Following a discussion on the mailing list, I'd like to propose adding a new example to the CF Convention document to illustrate the use of cell_methods to specify different mean quantities when using a mask which is time varying (e.g. sea_ice). The qualifier where has been introduced into the cell_methods to specify masked spatial operations, e.g. area: mean where sea_ice to represent a spatial mean over sea ice. The current convention does not explicitly comment on whether the where construct can be used with other dimensions.

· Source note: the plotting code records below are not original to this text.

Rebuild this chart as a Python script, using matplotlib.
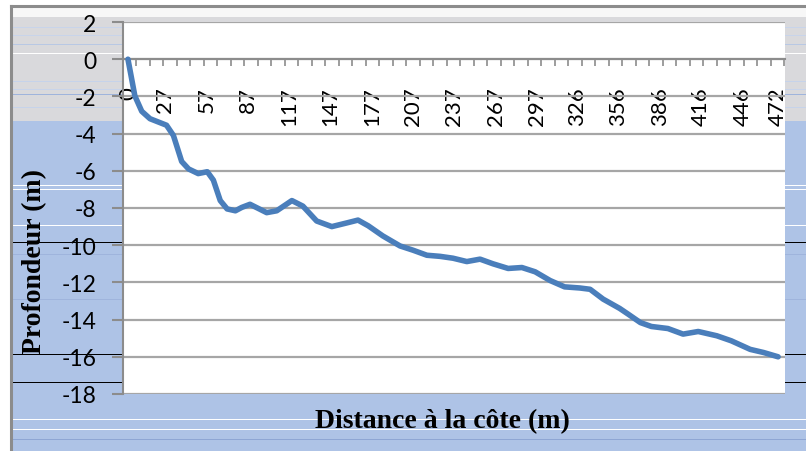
import numpy as np
import matplotlib
matplotlib.use('Agg')
import matplotlib.pyplot as plt
from matplotlib.colors import to_rgb
from matplotlib.ticker import FixedLocator

# distance from shore (m) and depth (m) read along the profile
distance = [0, 5, 10, 16, 28, 33, 39, 44, 51, 57.6, 62, 67, 72, 78, 82.6, 88.6,
            100.7, 108, 119, 127, 137, 148, 159, 167, 174.5, 185, 197.5, 207,
            217, 226.6, 236, 246, 255.6, 265, 276, 286, 295.6, 306.5, 317, 328,
            335.5, 345, 357, 363, 372, 380, 392, 403, 414, 427.5, 438, 451.7,
            461.5, 472]
depth = [0, -1.97, -2.8, -3.2, -3.55, -4.1, -5.5, -5.9, -6.15, -6.05, -6.5, -7.6,
         -8.05, -8.15, -7.97, -7.8, -8.25, -8.15, -7.6, -7.9, -8.7, -9.0, -8.8,
         -8.65, -8.96, -9.5, -10.04, -10.27, -10.54, -10.6, -10.7, -10.88, -10.75,
         -11.0, -11.25, -11.2, -11.43, -11.9, -12.24, -12.3, -12.37, -12.9, -13.4,
         -13.7, -14.16, -14.37, -14.48, -14.78, -14.64, -14.87, -15.14, -15.6,
         -15.77, -16.0]
xtick_labels = ['0', '27', '57', '87', '117', '147', '177', '207', '237', '267',
                '297', '326', '356', '386', '416', '446', '472']
xtick_pos = [0, 27, 57, 87, 117, 147, 177, 207, 237, 267, 297, 326, 356, 386,
             416, 446, 472]

W, H = 806, 452
fig = plt.figure(figsize=(W / 100, H / 100), dpi=100)

# textured background (striped blue, grey at the top)
bg = fig.add_axes([0, 0, 1, 1])
rows = np.zeros((H, 1, 3))
blue = np.array(to_rgb('#aec3e6'))
grey = np.array(to_rgb('#d9d9dc'))
for r in range(H):
    if r < 7:
        rows[r, 0] = (1, 1, 1)
    elif r < 18:
        rows[r, 0] = (0.97, 0.97, 0.97)
    elif r < 122:
        rows[r, 0] = grey
    else:
        rows[r, 0] = blue
stripes = {28: '#c8d4ea', 36: '#c8d4ea', 45: '#b8c8e4', 54: '#ffffff', 82: '#c6d3ea',
           90: '#c8d4ea', 95: '#9fb4dc', 108: '#c6d3ea', 186: '#ffffff', 190: '#ffffff',
           226: '#ffffff', 243: '#000000', 255: '#9fb4dc', 300: '#9fb4dc',
           355: '#000000', 383: '#000000', 420: '#ffffff', 430: '#ffffff',
           440: '#8ea6d4'}
for r, c in stripes.items():
    rows[r, 0] = to_rgb(c)
bg.imshow(rows, aspect='auto', extent=[0, W, H, 0], interpolation='nearest')
bg.fill_between([0, 10], 0, H, color='white')
bg.plot([11, 11], [7, H], color='#8c8c8c', lw=2.2)
bg.plot([11, W], [7, 7], color='#8c8c8c', lw=2.2)
bg.set_xlim(0, W)
bg.set_ylim(H, 0)
bg.axis('off')

left, right, top, bottom = 123, 785, 23, 395
ax = fig.add_axes([left / W, 1 - bottom / H, (right - left) / W, (bottom - top) / H])
ax.set_facecolor('white')

ax.plot(distance, depth, color='#4a7ebb', lw=4, solid_capstyle='round',
        solid_joinstyle='round', zorder=3)

ax.set_xlim(-3.6, 477)
ax.set_ylim(-18, 2)
ax.set_yticks(np.arange(-18, 3, 2))
ax.grid(axis='y', color='#a6a6a6', lw=1.6)
ax.set_axisbelow(True)

for s in ['top', 'right']:
    ax.spines[s].set_visible(False)
ax.spines['left'].set_color('#8c8c8c')
ax.spines['left'].set_linewidth(1.5)
ax.spines['bottom'].set_position(('data', 0))
ax.spines['bottom'].set_color('#8c8c8c')
ax.spines['bottom'].set_linewidth(1.5)

ax.xaxis.set_major_locator(FixedLocator(xtick_pos))
ax.set_xticklabels(xtick_labels, rotation=90, va='top', ha='center',
                   fontsize=16, family='Lato')
ax.tick_params(axis='x', which='major', length=0, pad=19.5)
ax.xaxis.set_minor_locator(FixedLocator(np.arange(6.2, 477, 9.8)))
ax.tick_params(axis='x', which='minor', length=5, width=1.2, color='#8c8c8c',
               direction='out')

ax.set_yticklabels([str(v) for v in range(-18, 3, 2)], fontsize=16.5, family='Lato')
ax.tick_params(axis='y', length=8, width=1.5, color='#8c8c8c', pad=11)

fig.text(442 / W, 1 - 422 / H, 'Distance à la côte (m)', ha='center', va='center',
         fontsize=20, fontweight='bold', family='Liberation Serif')
fig.text(35 / W, 1 - 262 / H, 'Profondeur (m)', ha='center', va='center',
         rotation=90, fontsize=20, fontweight='bold', family='Liberation Serif')

fig.savefig('out.png', dpi=100)
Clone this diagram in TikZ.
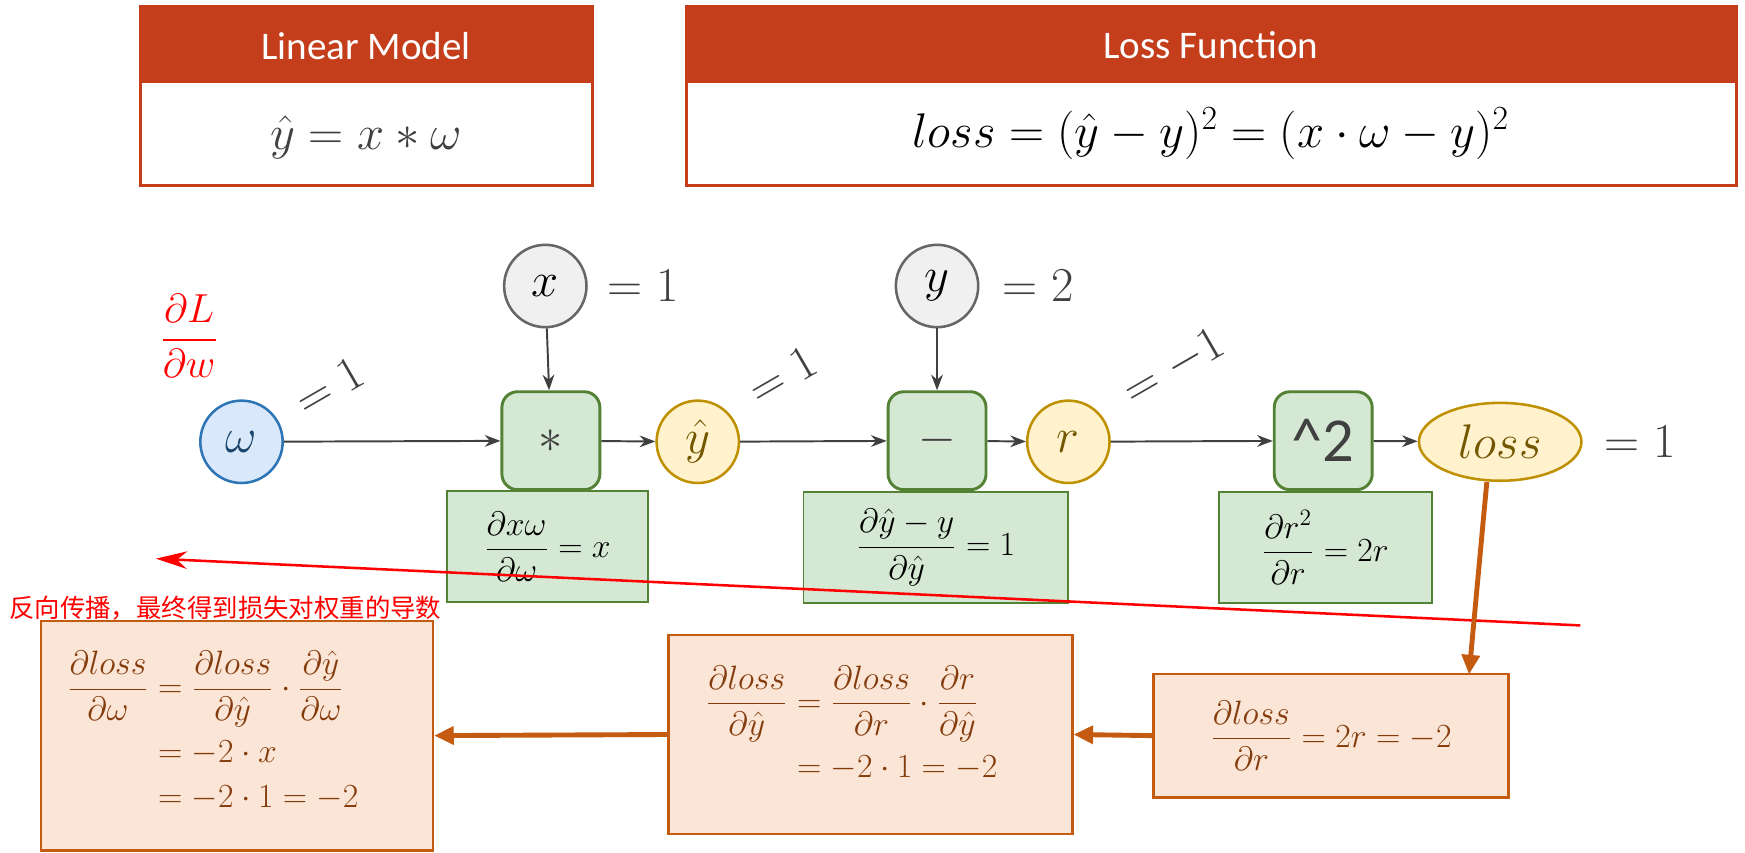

For the CMIP6 data request there is a requirement to specify the temporal mean of quantities averaged over sea ice, and the spatial extent of the sea ice is generally varying in time.
The proposal is to make it clear that use of where for non-spatial dimensions is allowed by adding examples in section 7. It is also necessary to provide these examples to clarify the subtle differences implied by different formulations of the cell_methods statement.
Clarification at start of section 7.3.3
Add a clarification after this sentence in the first paragraph of 7.3.3 "Sometimes, however, it is useful to limit consideration to only a portion of a cell (e.g. a mean over the sea-ice area)", to introduce the idea of time-varying area fractions:
The portion concerned is constant in time in many cases, but it could be time-varying.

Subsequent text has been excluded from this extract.